Abstract

Liz Fell’s interview in 2011 with the Australian Shadow Minister for Telecommunications, Malcolm Turnbull MP, was notable for his combativeness (rare amongst her interviewees). In tribute to both Ms Fell and Mr Turnbull, we republish that interview with the future Prime Minister who, as Minister for Communications in 2013-15, implemented the multi-technology mix redesign of the National Broadband Network.

Introduction

Liz Fell’s interview with Malcolm Turnbull on behalf of the Telecommunications Journal of Australia (TJA), took place in early January 2011 (Fell, 2011). This was around six months after the Labor Party had retained government following an Australian federal election.

Readers may remember that Julia Gillard challenged Kevin Rudd on 24 June 2010 and replaced him as the Labor Prime Minister. She received agreement from the Governor General to hold a snap election on 21 August 2010. Gillard was able to hold onto Government for Labor by obtaining crossbench support from four MPs, namely one Green and three Independents, thereby denying the Liberal-National Coalition, with Tony Abbott as leader of the Liberal Party, the right to govern for another three years. The independents quoted Labor’s National Broadband Network, which Tony Abbott had strongly opposed, as being the key policy reason for their supporting Gillard’s minority government (Gerrand, 2010).

In Turnbull’s recent memoir, A Bigger Picture (Turnbull, 2020), he relates how in 2010 Mr Abbott as Opposition Leader asked him to be Shadow Minister for Broadband and Communications to create a credible alternative broadband policy. Turnbull had considerable prior experience as an investment banker in telecommunications and software companies, including as chairman of OzEmail, which became Australia’s largest internet service provider, before it was sold to WorldCom in 1997.

Turnbull was only six months into serving as Shadow Communications Minister when Fell interviewed him for TJA. Turnbull had strong views on the path to success that NBN should take and it was not the path that Stephen Conroy had set in motion as Rudd’s Broadband Minister.

Fell had a number of issues she wanted to cover in the limited time available for the interview. Fell interrupts Turnbull several times and he responds with “Liz you don’t let me finish”. Towards the end of the interview, Turnbull’s media adviser, Jon Dart, says “We’ll have to wrap this up”, but Fell points out that Turnbull was 30 minutes late for a 60-minute interview. Turnbull graciously agrees to more questions and Fell (true to form) hits him with some difficult ones, including about Wikileaks, the convergence of media regulation and the structural separation of Telstra.
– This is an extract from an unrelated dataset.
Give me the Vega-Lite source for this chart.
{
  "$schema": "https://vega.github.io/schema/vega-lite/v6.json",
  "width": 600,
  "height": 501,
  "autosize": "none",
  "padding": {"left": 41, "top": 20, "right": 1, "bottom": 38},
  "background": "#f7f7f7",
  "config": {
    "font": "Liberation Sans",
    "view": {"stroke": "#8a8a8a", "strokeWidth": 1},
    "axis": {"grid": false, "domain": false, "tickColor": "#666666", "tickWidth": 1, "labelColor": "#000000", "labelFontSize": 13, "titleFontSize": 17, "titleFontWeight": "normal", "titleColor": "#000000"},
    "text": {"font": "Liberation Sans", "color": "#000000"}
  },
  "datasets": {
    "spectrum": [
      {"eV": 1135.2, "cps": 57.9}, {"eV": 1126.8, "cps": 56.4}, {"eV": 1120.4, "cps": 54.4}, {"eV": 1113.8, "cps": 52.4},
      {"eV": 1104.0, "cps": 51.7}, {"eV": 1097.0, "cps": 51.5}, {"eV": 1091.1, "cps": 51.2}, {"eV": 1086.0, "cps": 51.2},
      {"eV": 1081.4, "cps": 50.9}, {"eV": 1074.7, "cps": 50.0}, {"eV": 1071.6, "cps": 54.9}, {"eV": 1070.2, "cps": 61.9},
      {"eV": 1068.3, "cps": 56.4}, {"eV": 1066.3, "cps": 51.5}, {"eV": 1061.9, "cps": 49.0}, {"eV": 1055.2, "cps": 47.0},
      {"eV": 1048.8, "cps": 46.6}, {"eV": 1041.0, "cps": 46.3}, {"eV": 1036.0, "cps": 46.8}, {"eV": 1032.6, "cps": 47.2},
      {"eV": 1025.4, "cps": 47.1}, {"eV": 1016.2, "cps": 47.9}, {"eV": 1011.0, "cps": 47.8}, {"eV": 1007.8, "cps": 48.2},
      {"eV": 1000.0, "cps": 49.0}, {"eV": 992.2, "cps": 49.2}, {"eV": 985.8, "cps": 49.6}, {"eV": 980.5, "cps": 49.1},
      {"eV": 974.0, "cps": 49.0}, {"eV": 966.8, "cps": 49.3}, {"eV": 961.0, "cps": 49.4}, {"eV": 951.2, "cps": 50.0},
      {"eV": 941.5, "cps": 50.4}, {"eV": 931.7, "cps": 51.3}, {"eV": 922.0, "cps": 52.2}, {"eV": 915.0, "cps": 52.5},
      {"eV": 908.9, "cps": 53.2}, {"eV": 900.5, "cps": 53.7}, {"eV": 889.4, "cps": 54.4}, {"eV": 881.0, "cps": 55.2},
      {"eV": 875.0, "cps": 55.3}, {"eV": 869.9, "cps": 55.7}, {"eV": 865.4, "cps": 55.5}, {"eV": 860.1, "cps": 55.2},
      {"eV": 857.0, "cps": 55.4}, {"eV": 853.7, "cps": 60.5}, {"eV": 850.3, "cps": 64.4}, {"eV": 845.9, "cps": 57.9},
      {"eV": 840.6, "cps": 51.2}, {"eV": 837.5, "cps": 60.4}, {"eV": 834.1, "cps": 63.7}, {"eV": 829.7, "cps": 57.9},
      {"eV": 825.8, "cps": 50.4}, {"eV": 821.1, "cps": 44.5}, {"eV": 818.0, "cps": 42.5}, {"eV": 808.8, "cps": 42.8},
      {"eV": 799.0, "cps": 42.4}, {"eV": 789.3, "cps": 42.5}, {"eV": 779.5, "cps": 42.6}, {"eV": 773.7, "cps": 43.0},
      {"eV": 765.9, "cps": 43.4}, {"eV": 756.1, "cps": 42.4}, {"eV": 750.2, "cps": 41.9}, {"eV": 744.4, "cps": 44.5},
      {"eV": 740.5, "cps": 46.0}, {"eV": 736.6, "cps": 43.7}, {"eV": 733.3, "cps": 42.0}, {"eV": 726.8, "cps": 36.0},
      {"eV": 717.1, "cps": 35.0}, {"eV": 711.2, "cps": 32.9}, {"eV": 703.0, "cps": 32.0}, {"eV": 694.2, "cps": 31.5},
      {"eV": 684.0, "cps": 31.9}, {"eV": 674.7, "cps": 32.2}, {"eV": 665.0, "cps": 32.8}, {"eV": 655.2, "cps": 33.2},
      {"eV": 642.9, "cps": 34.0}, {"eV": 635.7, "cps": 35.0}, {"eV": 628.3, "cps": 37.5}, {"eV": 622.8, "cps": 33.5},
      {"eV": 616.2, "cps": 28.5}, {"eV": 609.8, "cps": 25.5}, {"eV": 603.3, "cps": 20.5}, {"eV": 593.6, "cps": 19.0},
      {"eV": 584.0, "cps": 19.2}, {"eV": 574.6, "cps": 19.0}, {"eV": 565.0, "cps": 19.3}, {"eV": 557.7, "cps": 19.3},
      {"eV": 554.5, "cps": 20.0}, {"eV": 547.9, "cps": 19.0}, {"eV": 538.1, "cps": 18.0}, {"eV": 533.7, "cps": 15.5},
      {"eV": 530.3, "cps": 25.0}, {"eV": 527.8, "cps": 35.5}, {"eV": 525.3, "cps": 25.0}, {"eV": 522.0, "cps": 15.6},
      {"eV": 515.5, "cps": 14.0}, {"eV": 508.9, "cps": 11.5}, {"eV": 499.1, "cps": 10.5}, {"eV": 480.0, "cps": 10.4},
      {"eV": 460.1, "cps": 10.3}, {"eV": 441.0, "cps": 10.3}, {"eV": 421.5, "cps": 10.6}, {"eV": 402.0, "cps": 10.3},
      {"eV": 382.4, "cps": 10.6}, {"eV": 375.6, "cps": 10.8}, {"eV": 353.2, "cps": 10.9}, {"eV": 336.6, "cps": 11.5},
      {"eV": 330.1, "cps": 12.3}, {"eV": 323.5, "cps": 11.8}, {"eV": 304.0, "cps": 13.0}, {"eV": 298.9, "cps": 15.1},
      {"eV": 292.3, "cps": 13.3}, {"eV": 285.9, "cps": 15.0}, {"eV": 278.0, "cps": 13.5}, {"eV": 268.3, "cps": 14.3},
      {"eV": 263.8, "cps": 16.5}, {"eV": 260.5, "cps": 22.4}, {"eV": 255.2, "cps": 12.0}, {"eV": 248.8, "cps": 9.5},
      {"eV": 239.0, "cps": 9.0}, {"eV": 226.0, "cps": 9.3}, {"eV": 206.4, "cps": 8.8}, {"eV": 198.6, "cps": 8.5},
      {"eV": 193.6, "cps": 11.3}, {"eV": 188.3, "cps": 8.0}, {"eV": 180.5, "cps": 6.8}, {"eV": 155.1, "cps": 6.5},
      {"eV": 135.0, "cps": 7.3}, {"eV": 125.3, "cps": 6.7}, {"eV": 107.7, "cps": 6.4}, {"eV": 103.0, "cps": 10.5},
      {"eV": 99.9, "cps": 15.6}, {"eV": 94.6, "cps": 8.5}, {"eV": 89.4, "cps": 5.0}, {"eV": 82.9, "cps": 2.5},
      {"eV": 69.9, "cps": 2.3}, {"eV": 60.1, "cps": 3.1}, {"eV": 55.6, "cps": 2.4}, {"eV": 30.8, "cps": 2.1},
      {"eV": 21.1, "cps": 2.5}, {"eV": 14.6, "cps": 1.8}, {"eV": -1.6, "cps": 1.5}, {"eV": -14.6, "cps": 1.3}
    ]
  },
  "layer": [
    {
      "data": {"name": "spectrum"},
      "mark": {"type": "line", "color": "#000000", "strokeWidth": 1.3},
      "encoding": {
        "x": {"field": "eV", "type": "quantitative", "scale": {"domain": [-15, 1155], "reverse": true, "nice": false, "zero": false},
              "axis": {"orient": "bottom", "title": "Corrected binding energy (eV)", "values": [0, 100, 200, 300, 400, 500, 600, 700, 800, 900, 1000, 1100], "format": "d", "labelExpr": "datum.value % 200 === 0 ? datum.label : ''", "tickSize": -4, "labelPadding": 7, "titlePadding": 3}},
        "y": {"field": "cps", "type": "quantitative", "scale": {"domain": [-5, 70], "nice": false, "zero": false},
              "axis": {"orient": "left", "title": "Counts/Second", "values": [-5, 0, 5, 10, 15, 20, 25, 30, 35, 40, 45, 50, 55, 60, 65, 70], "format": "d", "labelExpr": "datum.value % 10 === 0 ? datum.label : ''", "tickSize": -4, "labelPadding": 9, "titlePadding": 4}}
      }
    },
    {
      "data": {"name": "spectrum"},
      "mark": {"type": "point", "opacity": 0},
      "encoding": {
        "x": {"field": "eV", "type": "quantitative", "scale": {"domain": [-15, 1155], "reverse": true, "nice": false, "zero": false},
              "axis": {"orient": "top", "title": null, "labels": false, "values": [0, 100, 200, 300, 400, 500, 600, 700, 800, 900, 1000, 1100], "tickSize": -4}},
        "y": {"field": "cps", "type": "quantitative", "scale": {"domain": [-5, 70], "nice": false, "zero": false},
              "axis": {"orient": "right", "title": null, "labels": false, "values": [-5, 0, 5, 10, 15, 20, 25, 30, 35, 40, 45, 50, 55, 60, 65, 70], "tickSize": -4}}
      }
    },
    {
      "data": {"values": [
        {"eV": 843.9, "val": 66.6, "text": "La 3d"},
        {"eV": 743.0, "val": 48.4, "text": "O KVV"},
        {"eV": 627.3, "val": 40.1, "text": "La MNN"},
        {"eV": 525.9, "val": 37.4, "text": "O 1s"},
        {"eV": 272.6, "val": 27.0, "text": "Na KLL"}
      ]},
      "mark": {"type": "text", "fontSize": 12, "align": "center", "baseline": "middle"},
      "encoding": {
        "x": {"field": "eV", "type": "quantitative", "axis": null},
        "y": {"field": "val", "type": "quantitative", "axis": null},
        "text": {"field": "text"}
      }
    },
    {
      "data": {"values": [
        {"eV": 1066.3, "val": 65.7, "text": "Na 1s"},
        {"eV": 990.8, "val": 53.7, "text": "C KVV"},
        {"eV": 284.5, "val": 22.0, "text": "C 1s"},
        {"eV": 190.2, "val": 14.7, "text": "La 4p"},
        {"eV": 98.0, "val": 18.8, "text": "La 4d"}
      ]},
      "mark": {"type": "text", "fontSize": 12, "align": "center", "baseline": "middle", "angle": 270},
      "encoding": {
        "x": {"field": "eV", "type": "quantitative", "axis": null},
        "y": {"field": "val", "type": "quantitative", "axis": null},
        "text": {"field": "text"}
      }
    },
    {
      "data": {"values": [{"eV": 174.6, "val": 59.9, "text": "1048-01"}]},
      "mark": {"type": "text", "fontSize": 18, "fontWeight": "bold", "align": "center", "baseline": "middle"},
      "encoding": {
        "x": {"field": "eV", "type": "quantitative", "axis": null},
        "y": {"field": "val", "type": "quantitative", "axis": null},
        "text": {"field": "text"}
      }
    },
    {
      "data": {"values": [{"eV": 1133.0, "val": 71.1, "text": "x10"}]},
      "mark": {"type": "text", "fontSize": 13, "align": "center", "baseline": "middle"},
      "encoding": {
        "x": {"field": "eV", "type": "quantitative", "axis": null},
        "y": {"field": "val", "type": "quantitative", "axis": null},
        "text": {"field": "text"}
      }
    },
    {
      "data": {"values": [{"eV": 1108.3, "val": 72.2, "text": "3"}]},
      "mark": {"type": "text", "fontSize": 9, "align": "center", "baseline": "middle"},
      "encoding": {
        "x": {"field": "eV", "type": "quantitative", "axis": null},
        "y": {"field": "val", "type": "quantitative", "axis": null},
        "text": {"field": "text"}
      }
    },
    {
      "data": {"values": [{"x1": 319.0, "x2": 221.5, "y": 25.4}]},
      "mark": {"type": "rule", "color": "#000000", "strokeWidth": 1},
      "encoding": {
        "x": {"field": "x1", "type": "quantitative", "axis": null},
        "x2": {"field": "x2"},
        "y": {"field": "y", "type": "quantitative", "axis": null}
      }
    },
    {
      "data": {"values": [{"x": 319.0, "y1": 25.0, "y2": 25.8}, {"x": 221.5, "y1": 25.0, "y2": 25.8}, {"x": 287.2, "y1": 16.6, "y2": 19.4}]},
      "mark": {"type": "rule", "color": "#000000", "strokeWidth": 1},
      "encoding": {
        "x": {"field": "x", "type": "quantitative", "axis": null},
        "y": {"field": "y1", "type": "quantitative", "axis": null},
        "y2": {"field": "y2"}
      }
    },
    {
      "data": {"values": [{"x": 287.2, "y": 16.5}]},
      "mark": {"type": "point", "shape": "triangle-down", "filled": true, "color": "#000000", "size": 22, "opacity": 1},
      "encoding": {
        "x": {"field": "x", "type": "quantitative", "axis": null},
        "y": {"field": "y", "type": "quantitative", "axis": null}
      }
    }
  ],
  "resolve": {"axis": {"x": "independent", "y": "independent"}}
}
Fell finishes with the question:

You’ve said the NBN is ‘a bit of a dream’ and ‘appeals to dreamers’. Do you still hold to these statements?”

Turnbull answers:

Well, I think whenever politicians talk about nation-building infrastructure, you want to start reaching for your wallet. I’m not suggesting that there isn’t a role for infrastructure that helps build a nation – all infrastructure does that – but all too often they use that term to justify projects that haven’t been well thought through.
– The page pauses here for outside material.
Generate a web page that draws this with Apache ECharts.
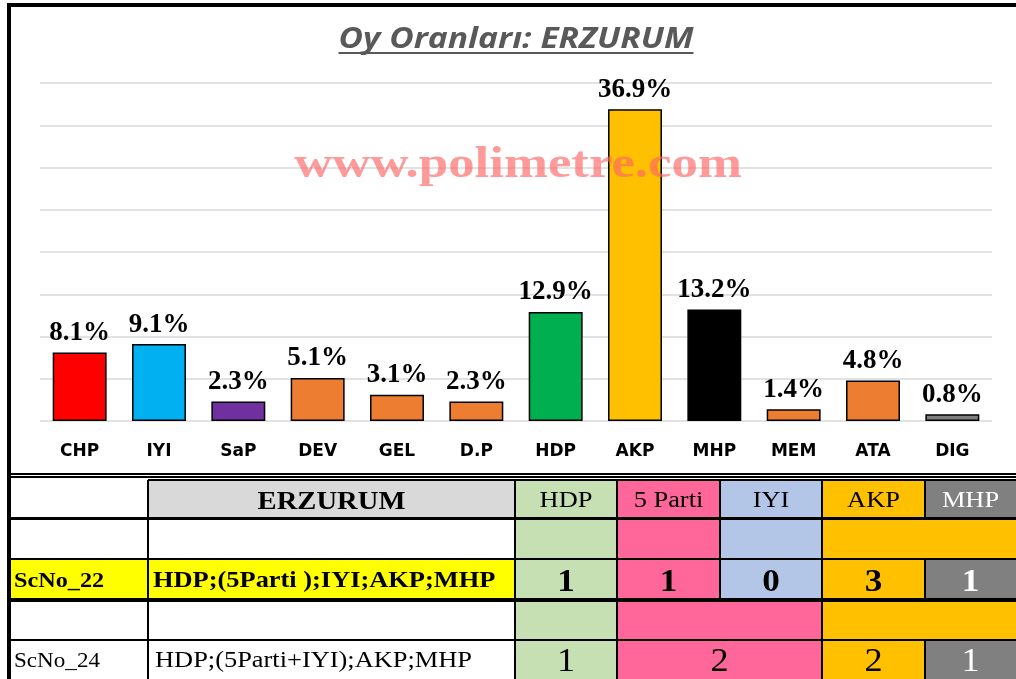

Again, Liz, I’m not against it. I’m madly in favour of broadband, indeed passionately in favour of it. My concern is simply cost-effectiveness. If we could deliver, for example, ADSL2+ speeds or better across Australia for a fraction of the NBN cost, why wouldn’t we do that and then see where technology went?

I mean Conroy talks about this on the basis of what demand may be in 30 years' time. We have no idea. Cast your mind back – 30 years was 1981 for goodness sake!”

Turnbull went on to be the Minister for Communications in the Abbott government in 2013, and later ousted Abbott to become Prime Minister in 2015. He presided over the current multi-technology mix redesign for the NBN, which he foreshadowed to Fell in this interview back in 2011.

References

Fell, L. (2011). Malcolm Turnbull: A Feisty Interview with the Shadow Minister, Telecommunications Journal of Australia, 61(1), 2.1-2.10. https://researchbank‌.swinburne.edu.au/file/8e19d297-67ac-45e7-8f9f-d4565b67221f/1/tja_2011_vol61‌_no1_02-fell.pdf

Gerrand, P. (2010). The National Broadband Network. The defining issue in Australian politics in 2010, Telecommunications Journal of Australia, 60(4), 52.1-52.4. https://researchbank.swinburne.edu.au/file/44d431fe-123c-49f7-9877-83997b425957/1/tja_2010_vol60_no4_01-gerrand.pdf

Turnbull, M. (2020). A Bigger Picture, Melbourne: Hardie Grant Books. See especially Chapter 17, ‘Back from the edge and back on the frontbench’, pp. 176-181, and Chapter 18, ‘The NBN’, pp. 182-191.